One would think, per my discussion of what sales tax is, every good and service sold to a customer would require that sales tax be collected; this is not the case. The most basic possibility to create nexus in a state is to have $100,000 in sales in said tax authority, economical nexus, or by having a physical location or employees in an authority, physical nexus; whichever comes first will create the nexus of a business’s endeavors.

Sales tax is to be collected at the state or local level, hence the phrasing of “jurisdiction” when discussing nexus establishment. For every tax authority, the U.S. Constitution determines nexus status. The Constitution describes how there is a required minimum connection necessary to establish nexus within a tax authority. In contrast, each individual tax authority has a different definition of what determines the obligation to collect sales tax. Definitions of nexus can range anywhere from, “Receives more than $100,000 in gross revenue from retail sales in the Commonwealth” to “Has made more than $500,000 in sales of tangible movable property delivered in the state”. This obligation is immediately enacted as soon as the determined threshold is met. To be clear, the state or local government that your business has created nexus within is not required to inform you that nexus has been created. Therefore, it is of utmost importance that you, as a business owner or employee, keep a close eye on all records of sales and services and begin filing your sales tax returns as soon as this threshold is met.

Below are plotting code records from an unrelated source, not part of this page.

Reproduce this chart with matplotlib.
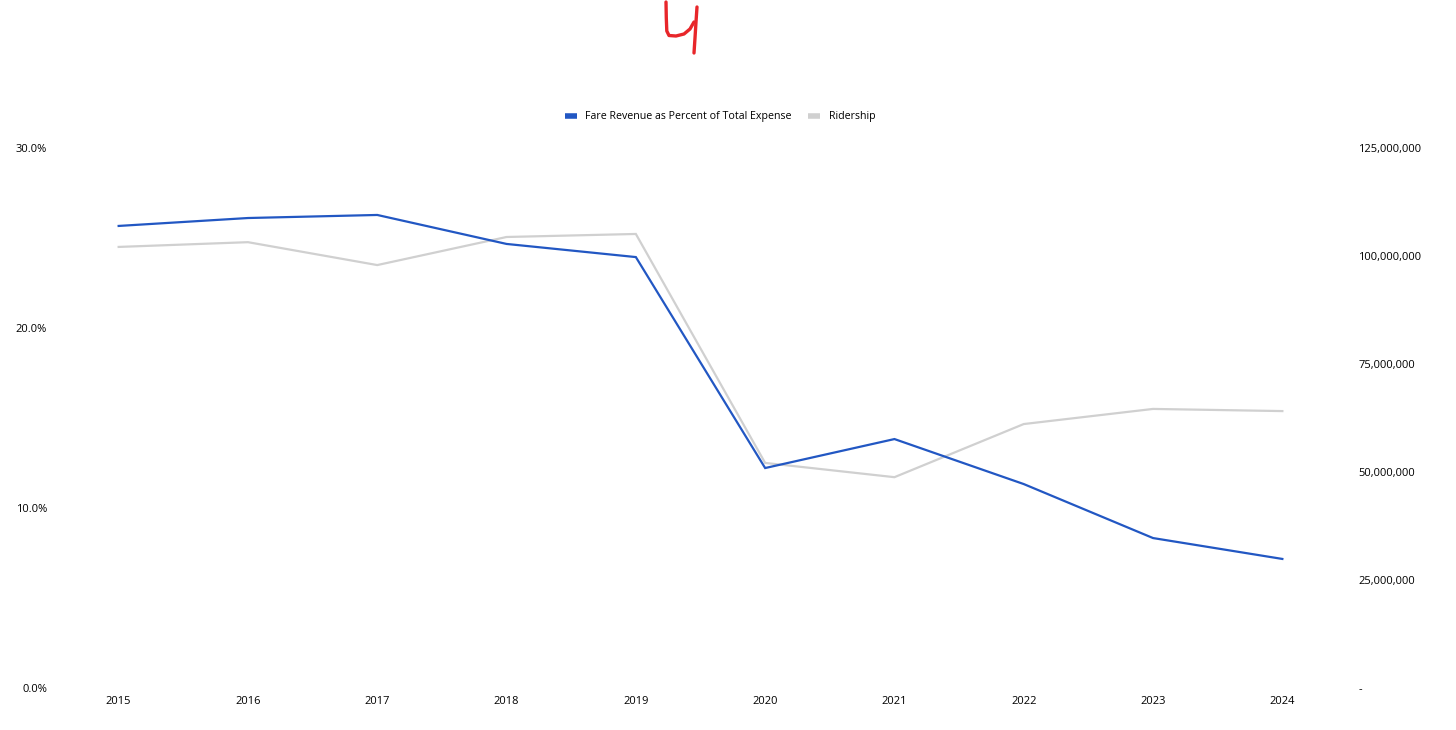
import matplotlib
matplotlib.use('Agg')
import matplotlib.pyplot as plt
from matplotlib.lines import Line2D
from matplotlib.ticker import FuncFormatter, FixedLocator

plt.rcParams['font.family'] = ['Open Sans', 'DejaVu Sans']

years = ['2015', '2016', '2017', '2018', '2019', '2020', '2021', '2022', '2023', '2024']
fare_pct = [25.67, 26.11, 26.28, 24.67, 23.94, 12.22, 13.83, 11.33, 8.33, 7.17]
ridership = [102.1e6, 103.2e6, 97.9e6, 104.4e6, 105.1e6, 52.1e6, 48.8e6, 61.1e6, 64.6e6, 64.1e6]

blue = '#2257C3'
gray = '#D0D0D0'
fs = 8.0

fig = plt.figure(figsize=(14.56, 7.3), dpi=100)
ax = fig.add_axes([54 / 1456, 42 / 730, 1293 / 1456, 540 / 730])
ax2 = ax.twinx()

x = list(range(len(years)))
l1, = ax.plot(x, fare_pct, color=blue, lw=1.6, solid_joinstyle='miter', zorder=3)
l2, = ax2.plot(x, ridership, color=gray, lw=1.6, solid_joinstyle='miter', zorder=2)
ax.set_zorder(ax2.get_zorder() + 1)
ax.patch.set_visible(False)

ax.set_xlim(-0.5, len(years) - 0.5)
ax.set_ylim(0, 30)
ax.yaxis.set_major_locator(FixedLocator([0, 10, 20, 30]))
ax.yaxis.set_major_formatter(FuncFormatter(lambda v, p: f'{v:.1f}%'))
ax2.set_ylim(0, 125e6)
ax2.yaxis.set_major_locator(FixedLocator([0, 25e6, 50e6, 75e6, 100e6, 125e6]))
ax2.yaxis.set_major_formatter(FuncFormatter(lambda v, p: '-' if v == 0 else f'{v:,.0f}'))

ax.set_xticks(x)
ax.set_xticklabels(years)

for a in (ax, ax2):
    for s in a.spines.values():
        s.set_visible(False)
    a.tick_params(length=0, labelsize=fs, colors='#000000')
ax.tick_params(axis='y', pad=5)
ax.tick_params(axis='x', pad=6)
ax2.tick_params(axis='y', pad=8)

handles = [Line2D([], [], color=blue, lw=4, solid_capstyle='butt'),
           Line2D([], [], color=gray, lw=4, solid_capstyle='butt')]
fig.legend(handles, ['Fare Revenue as Percent of Total Expense', 'Ridership'],
           loc='center', bbox_to_anchor=(720 / 1456, 1 - 117 / 730), ncol=2,
           frameon=False, fontsize=7.7, handlelength=1.1, handletextpad=0.8,
           columnspacing=1.55)

# red handwritten "4" annotation at the top
W, H = 1456, 730
stroke1 = [(666, 2), (666.3, 18), (666.8, 31), (669, 35.5), (676, 36), (684, 34), (690, 29), (694, 22)]
stroke2 = [(697, 7), (696, 22), (695, 38), (694, 53)]
for st in (stroke1, stroke2):
    fig.add_artist(Line2D([p[0] / W for p in st], [1 - p[1] / H for p in st],
                          color='#E8262A', lw=2.4, solid_capstyle='round',
                          solid_joinstyle='round'))

fig.savefig('out.png', dpi=100, facecolor='white')
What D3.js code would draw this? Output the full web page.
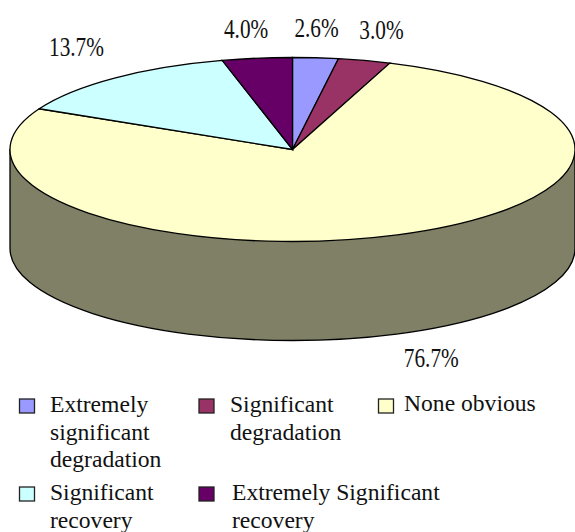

Since there are large spaces of “gray” area in creating nexus in a particular area, it is necessary to conduct a full-scale nexus study. This study will dive deep into state statutes and your business’s sales and credentials to determine if, when and how your company has created nexus within a specified tax authority. Trusted tax advisors conduct these studies to correctly remit your business’s taxes if necessary. Without a proper nexus study, your business may be paying unnecessary taxes or unintentionally evading tax payments.

The requirements necessary for creating nexus vary so much that it is difficult to determine nexus status unless you are well-versed in each jurisdiction’s definition of nexus. The only ways to avoid this confusion, and in turn avoid any consequences applied by the jurisdictions you are conducting business in, are by allotting a portion of your revenues to employ a part of your workforce to focus on your sales tax needs or by outsourcing all your sales tax needs to a trusted sales tax advisor. The latter is the more cost-efficient option on both your monthly payroll and your bottom line in terms of any delinquencies reported in your sales tax filings.